Your goal: Extract the lines that hold the string "with".

Dataset items:

------------------------------------------------------------------------

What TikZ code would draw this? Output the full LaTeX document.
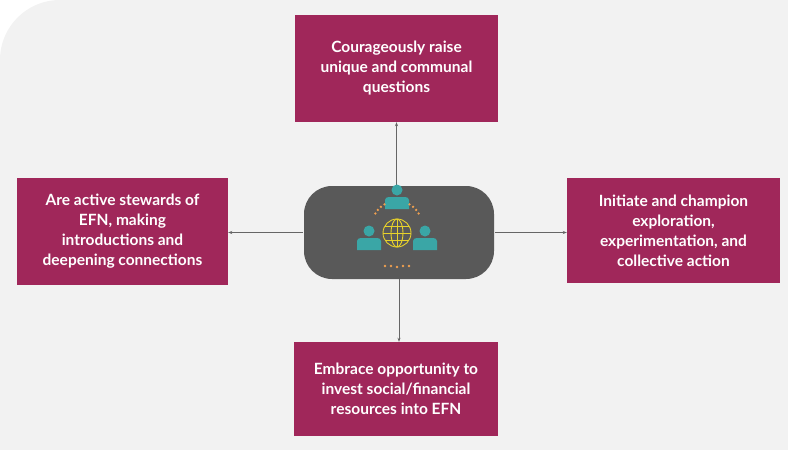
\documentclass[tikz,border=0pt]{standalone}
\usepackage{fontspec}
\setmainfont{Lato}
\usetikzlibrary{arrows.meta}
\definecolor{bg}{HTML}{F2F2F2}
\definecolor{box}{HTML}{A0275A}
\definecolor{dark}{HTML}{595959}
\definecolor{teal}{HTML}{3AA6A6}
\definecolor{gold}{HTML}{E8D22A}
\definecolor{dot}{HTML}{F0A050}
\begin{document}
\begin{tikzpicture}[x=1pt,y=-1pt,
  lbl/.style={fill=box,text=white,font=\fontsize{15.5}{20}\selectfont\bfseries,align=center,inner sep=0pt},
  conn/.style={draw=gray!80!black,line width=0.6pt,-{Stealth[length=4pt,width=3pt]}}]
\useasboundingbox (0,0) rectangle (788,450);
\fill[bg] (0,450) -- (0,60) arc[start angle=180,end angle=90,radius=60] -- (788,0) -- (788,390) arc[start angle=0,end angle=-90,radius=-60] -- cycle;
\fill[bg] (0,60) to[out=90,in=180] (60,0) -- (788,0) -- (788,390) to[out=-90,in=0] (728,450) -- (0,450) -- cycle;
\node[lbl,minimum width=203,minimum height=107] (t) at (396.5,68.5) {Courageously raise\\unique and communal\\questions};
\node[lbl,minimum width=211,minimum height=107] (l) at (122.5,231.5) {Are active stewards of\\EFN, making\\introductions and\\deepening connections};
\node[lbl,minimum width=213,minimum height=105] (r) at (673.5,230.5) {Initiate and champion\\exploration,\\experimentation, and\\collective action};
\node[lbl,minimum width=204,minimum height=94] (b) at (396,389) {Embrace opportunity to\\invest social/financial\\resources into EFN};
\node[fill=dark,rounded corners=28,minimum width=190,minimum height=93,inner sep=0pt] (c) at (399,232.5) {};
\draw[conn] (c.north-|t.south) -- (t.south);
\draw[conn] ([xshift=-1]c.west) -- (c.west-|l.east);
\draw[conn] ([xshift=1]c.east) -- (c.east-|r.west);
\draw[conn] (c.south) -- (c.south|-b.north);
% icon
\begin{scope}[shift={(397,232)}]
 \foreach \px/\py in {0/-30, -28/11, 28/11}{
  \fill[teal] (\px,\py-12) circle (5.5);
  \fill[teal] (\px-12,\py+7) -- (\px-12,\py-2) to[out=90,in=180] (\px-8,\py-5) -- (\px+8,\py-5) to[out=0,in=90] (\px+12,\py-2) -- (\px+12,\py+7) -- cycle;
 }
 \draw[gold,line width=0.9pt] (0,1) circle (14);
 \draw[gold,line width=0.9pt] (0,1) ellipse (6 and 14);
 \draw[gold,line width=0.9pt] (0,-13) -- (0,15) (-14,1) -- (14,1) (-12,-6) -- (12,-6) (-12,8) -- (12,8);
 \foreach \a in {-150,-140,-130,-120,-60,-50,-40,-30}{\fill[dot] (\a:25) ++(0,-6) circle (1.3);}
 \foreach \x in {-12,-6,0,6,12}{\fill[dot] (\x,\ifnum\x=0 35\else 34\fi) circle (1.3);}
\end{scope}
\end{tikzpicture}
\end{document}
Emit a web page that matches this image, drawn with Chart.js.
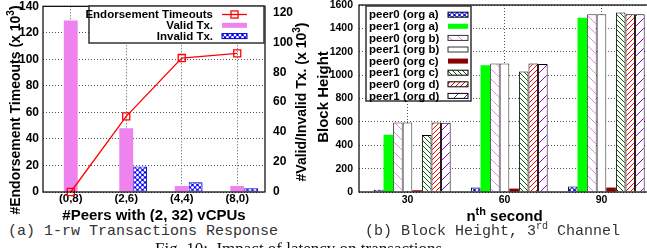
<!DOCTYPE html>
<html>
<head>
<meta charset="utf-8">
<script src="https://cdn.jsdelivr.net/npm/chart.js@4/dist/chart.umd.min.js"></script>
<style>
  body { margin: 0; width: 647px; height: 248px; overflow: hidden; background: #fff; position: relative; }
  canvas { position: absolute; top: 0; }
  .cap { position: absolute; top: 224px; font-family: "Liberation Mono", monospace; font-size: 15px; line-height: 15px; color: #333; white-space: nowrap; }
  .cap sup { font-size: 10px; line-height: 0; }
  #fig { position: absolute; left: 155px; top: 240px; font-family: "Liberation Serif", serif; font-size: 17px; line-height: 17px; color: #111; white-space: nowrap; }
</style>
</head>
<body>
<canvas id="chartA" width="318" height="222" style="left:0"></canvas>
<canvas id="chartB" width="340" height="222" style="left:312px"></canvas>
<div class="cap" style="left:8px">(a) 1-rw Transactions Response</div>
<div class="cap" style="left:365px">(b) Block Height, 3<sup>rd</sup> Channel</div>
<div id="fig">Fig. 10:&nbsp; Impact of latency on transactions</div>
<script>
// (a) data
const peerMix = ["(0,8)", "(2,6)", "(4,4)", "(8,0)"];
const endorsementTimeouts = [0, 57, 101, 104.5];
const validTx = [114.5, 42.5, 4, 4];
const invalidTx = [0, 17, 6.5, 2.5];
const leftTicksA = { min: 0, max: 140, step: 20 };
const rightTicksA = { min: 0, max: 124, step: 20 };

// (b) data
const seconds = ["30", "60", "90"];
const peer0a = [20, 38, 46];
const peer1a = [490, 1085, 1490];
const peer0b = [595, 1100, 1520];
const peer1b = [595, 1100, 1520];
const peer0c = [15, 29, 38];
const peer1c = [488, 1032, 1535];
const peer0d = [595, 1100, 1520];
const peer1d = [592, 1095, 1520];
const ticksB = { min: 0, max: 1600, step: 200 };

const FONT = '"Liberation Sans", Arial, sans-serif';

// hatch fills like gnuplot's patterns
function hatch(color, dir, step, lw) {
  const c = document.createElement("canvas");
  c.width = c.height = step;
  const g = c.getContext("2d");
  g.fillStyle = "#fff";
  g.fillRect(0, 0, step, step);
  g.strokeStyle = color;
  g.lineWidth = lw;
  g.beginPath();
  if (dir > 0) {
    g.moveTo(-1, step + 1); g.lineTo(step + 1, -1);
    g.moveTo(-1, 1); g.lineTo(1, -1);
    g.moveTo(step - 1, step + 1); g.lineTo(step + 1, step - 1);
  } else {
    g.moveTo(-1, -1); g.lineTo(step + 1, step + 1);
    g.moveTo(step - 1, -1); g.lineTo(step + 1, 1);
    g.moveTo(-1, step - 1); g.lineTo(1, step + 1);
  }
  g.stroke();
  return g.createPattern(c, "repeat");
}

function blueDots() {
  const c = document.createElement("canvas");
  c.width = c.height = 5;
  const g = c.getContext("2d");
  g.fillStyle = "#0000ff";
  g.fillRect(0, 0, 5, 5);
  g.fillStyle = "#fff";
  [[2.5, 2.5], [0, 0], [5, 0], [0, 5], [5, 5]].forEach(([x, y]) => {
    g.beginPath(); g.arc(x, y, 1.4, 0, Math.PI * 2); g.fill();
  });
  return g.createPattern(c, "repeat");
}

function drawParts(ctx, parts, x, y, rot, size) {
  ctx.save();
  ctx.translate(x, y);
  ctx.rotate(rot);
  const big = `bold ${size}px ${FONT}`;
  const small = `bold ${Math.round(size * 0.7)}px ${FONT}`;
  let w = 0;
  parts.forEach((p) => { ctx.font = p.sup ? small : big; w += ctx.measureText(p.t).width; });
  let cx = -w / 2;
  ctx.textAlign = "left";
  ctx.textBaseline = "alphabetic";
  ctx.fillStyle = "#000";
  parts.forEach((p) => {
    ctx.font = p.sup ? small : big;
    ctx.fillText(p.t, cx, size * 0.36 - (p.sup ? size * 0.42 : 0));
    cx += ctx.measureText(p.t).width;
  });
  ctx.restore();
}

// frame, boxed legend and axis titles (with superscripts)
const decor = {
  id: "decor",
  afterDatasetsDraw(chart, args, o) {
    const { ctx, chartArea: a } = chart;
    ctx.save();
    ctx.strokeStyle = "#000";
    ctx.lineWidth = 1.2;
    ctx.strokeRect(a.left, a.top, a.right - a.left, a.bottom - a.top);

    const L = o.legend;
    ctx.fillStyle = "#fff";
    ctx.fillRect(L.x, L.y, L.w, L.h);
    ctx.strokeStyle = "#333";
    ctx.lineWidth = 1.5;
    ctx.strokeRect(L.x, L.y, L.w, L.h);
    ctx.font = `bold 11.5px ${FONT}`;
    ctx.textBaseline = "middle";
    let i = 0;
    chart.data.datasets.forEach((ds) => {
      if (!ds.label) return;
      const y = L.rowY + i * L.rowH;
      i++;
      ctx.fillStyle = "#000";
      ctx.textAlign = L.align;
      ctx.fillText(ds.label, L.textX, y + 0.5);
      if (ds.type === "line") {
        ctx.strokeStyle = ds.borderColor;
        ctx.lineWidth = ds.borderWidth;
        ctx.beginPath();
        ctx.moveTo(L.sx, y); ctx.lineTo(L.sx + L.sw, y);
        ctx.stroke();
        const s = ds.pointRadius * Math.SQRT1_2;
        ctx.strokeRect(L.sx + L.sw / 2 - s, y - s, 2 * s, 2 * s);
      } else {
        ctx.fillStyle = ds.backgroundColor;
        ctx.fillRect(L.sx, y - L.sh / 2, L.sw, L.sh);
        if (ds.borderWidth) {
          ctx.strokeStyle = ds.borderColor;
          ctx.lineWidth = 1;
          ctx.strokeRect(L.sx, y - L.sh / 2, L.sw, L.sh);
        }
      }
    });

    o.titles.forEach((t) => drawParts(ctx, t.parts, t.x, t.y, t.rot || 0, t.size));
    ctx.restore();
  },
};

function fixWidth(w) {
  return (s) => { s.width = w; s.paddingTop = 0; s.paddingBottom = 0; };
}
function fixHeight(h) {
  return (s) => { s.height = h; s.paddingLeft = 0; s.paddingRight = 0; };
}
const plain = (v) => String(v);
const dotted = { display: false, dash: [1, 2] };
const gridStyle = { color: "#555", lineWidth: 1, drawTicks: false };

new Chart(document.getElementById("chartA"), {
  type: "bar",
  data: {
    labels: peerMix,
    datasets: [
      {
        type: "line", label: "Endorsement Timeouts", data: endorsementTimeouts, yAxisID: "y",
        borderColor: "#ff0000", borderWidth: 1.3, pointStyle: "rect", pointRadius: 5,
        pointBorderWidth: 1.3, pointBackgroundColor: "rgba(0,0,0,0)", pointBorderColor: "#ff0000",
        clip: false, order: 0,
      },
      // empty slot so the valid bars sit on the tick
      { label: "", data: peerMix.map(() => null), yAxisID: "y2", order: 1 },
      { label: "Valid Tx.", data: validTx, yAxisID: "y2", backgroundColor: "#ee82ee", borderWidth: 0, order: 1 },
      {
        label: "Invalid Tx.", data: invalidTx, yAxisID: "y2", backgroundColor: blueDots(),
        borderColor: "#0000cc", borderWidth: 1, borderSkipped: false, order: 1,
      },
    ],
  },
  options: {
    responsive: false,
    animation: false,
    layout: { padding: { top: 5, left: 0, right: 0, bottom: 0 } },
    datasets: { bar: { categoryPercentage: 0.751, barPercentage: 1 } },
    plugins: {
      legend: { display: false },
      tooltip: { enabled: false },
      decor: {
        legend: { x: 89, y: 6, w: 175, h: 37, rowY: 14.5, rowH: 10.8, align: "right", textX: 213, sx: 222, sw: 25, sh: 5 },
        titles: [
          { parts: [{ t: "#Endorsement Timeouts (x 10" }, { t: "3", sup: true }, { t: ")" }], x: 15, y: 110, rot: -Math.PI / 2, size: 14 },
          { parts: [{ t: "#Valid/Invalid Tx. (x 10" }, { t: "3", sup: true }, { t: ")" }], x: 301, y: 102, rot: -Math.PI / 2, size: 14 },
          { parts: [{ t: "#Peers with (2, 32) vCPUs" }], x: 154, y: 215, size: 15 },
        ],
      },
    },
    scales: {
      x: {
        grid: { ...gridStyle, offset: false },
        border: dotted,
        ticks: { color: "#000", font: { family: FONT, size: 11.5, weight: "bold" }, padding: 0 },
        afterFit: fixHeight(30),
      },
      y: {
        min: leftTicksA.min, max: leftTicksA.max,
        grid: gridStyle,
        border: dotted,
        ticks: { stepSize: leftTicksA.step, callback: plain, color: "#000", font: { family: FONT, size: 12, weight: "bold" }, padding: 4 },
        afterFit: fixWidth(43),
      },
      y2: {
        position: "right",
        min: rightTicksA.min, max: rightTicksA.max,
        grid: { drawOnChartArea: false, drawTicks: false },
        border: { display: false },
        ticks: { stepSize: rightTicksA.step, includeBounds: false, callback: plain, color: "#000", font: { family: FONT, size: 12, weight: "bold" }, padding: 8 },
        afterFit: fixWidth(53),
      },
    },
  },
  plugins: [decor],
});

const edge = "#333";
new Chart(document.getElementById("chartB"), {
  type: "bar",
  data: {
    labels: seconds,
    datasets: [
      // empty slot, gnuplot's cluster sits a little right of the tick
      { label: "", data: seconds.map(() => null) },
      { label: "peer0 (org a)", data: peer0a, backgroundColor: blueDots(), borderColor: "#000", borderWidth: 1 },
      { label: "peer1 (org a)", data: peer1a, backgroundColor: "#00ff00", borderWidth: 0 },
      { label: "peer0 (org b)", data: peer0b, backgroundColor: hatch("#ee82ee", -1, 10, 1), borderColor: edge, borderWidth: 1 },
      { label: "peer1 (org b)", data: peer1b, backgroundColor: "#fff", borderColor: edge, borderWidth: 1 },
      { label: "peer0 (org c)", data: peer0c, backgroundColor: "#8b0000", borderWidth: 0 },
      { label: "peer1 (org c)", data: peer1c, backgroundColor: hatch("#006400", -1, 5, 1), borderColor: "#000", borderWidth: 1 },
      { label: "peer0 (org d)", data: peer0d, backgroundColor: hatch("#ff0000", 1, 5, 1), borderColor: "#000", borderWidth: 1 },
      { label: "peer1 (org d)", data: peer1d, backgroundColor: hatch("#9400d3", 1, 10, 1), borderColor: "#000", borderWidth: 1 },
    ],
  },
  options: {
    responsive: false,
    animation: false,
    layout: { padding: { top: 5, left: 0, right: 2, bottom: 0 } },
    datasets: { bar: { categoryPercentage: 0.89, barPercentage: 1, borderSkipped: "start" } },
    plugins: {
      legend: { display: false },
      tooltip: { enabled: false },
      decor: {
        legend: { x: 54, y: 6, w: 105, h: 95, rowY: 14.7, rowH: 11.6, align: "left", textX: 57, sx: 136, sw: 20, sh: 5 },
        titles: [
          { parts: [{ t: "Block Height" }], x: 11, y: 97, rot: -Math.PI / 2, size: 15 },
          { parts: [{ t: "n" }, { t: "th", sup: true }, { t: " second" }], x: 192.5, y: 216, size: 15 },
        ],
      },
    },
    scales: {
      x: {
        grid: { ...gridStyle, offset: false },
        border: dotted,
        ticks: { color: "#000", font: { family: FONT, size: 10.5, weight: "bold" }, padding: 2 },
        afterFit: fixHeight(30),
      },
      y: {
        min: ticksB.min, max: ticksB.max,
        grid: gridStyle,
        border: dotted,
        ticks: { stepSize: ticksB.step, callback: plain, color: "#000", font: { family: FONT, size: 10.5, weight: "bold" }, padding: 6 },
        afterFit: fixWidth(47),
      },
    },
  },
  plugins: [decor],
});
</script>
</body>
</html>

------------------------------------------------------------------------

Task result:
Emit a web page that matches this image, drawn with Chart.js.
// frame, boxed legend and axis titles (with superscripts)
          { parts: [{ t: "#Peers with (2, 32) vCPUs" }], x: 154, y: 215, size: 15 },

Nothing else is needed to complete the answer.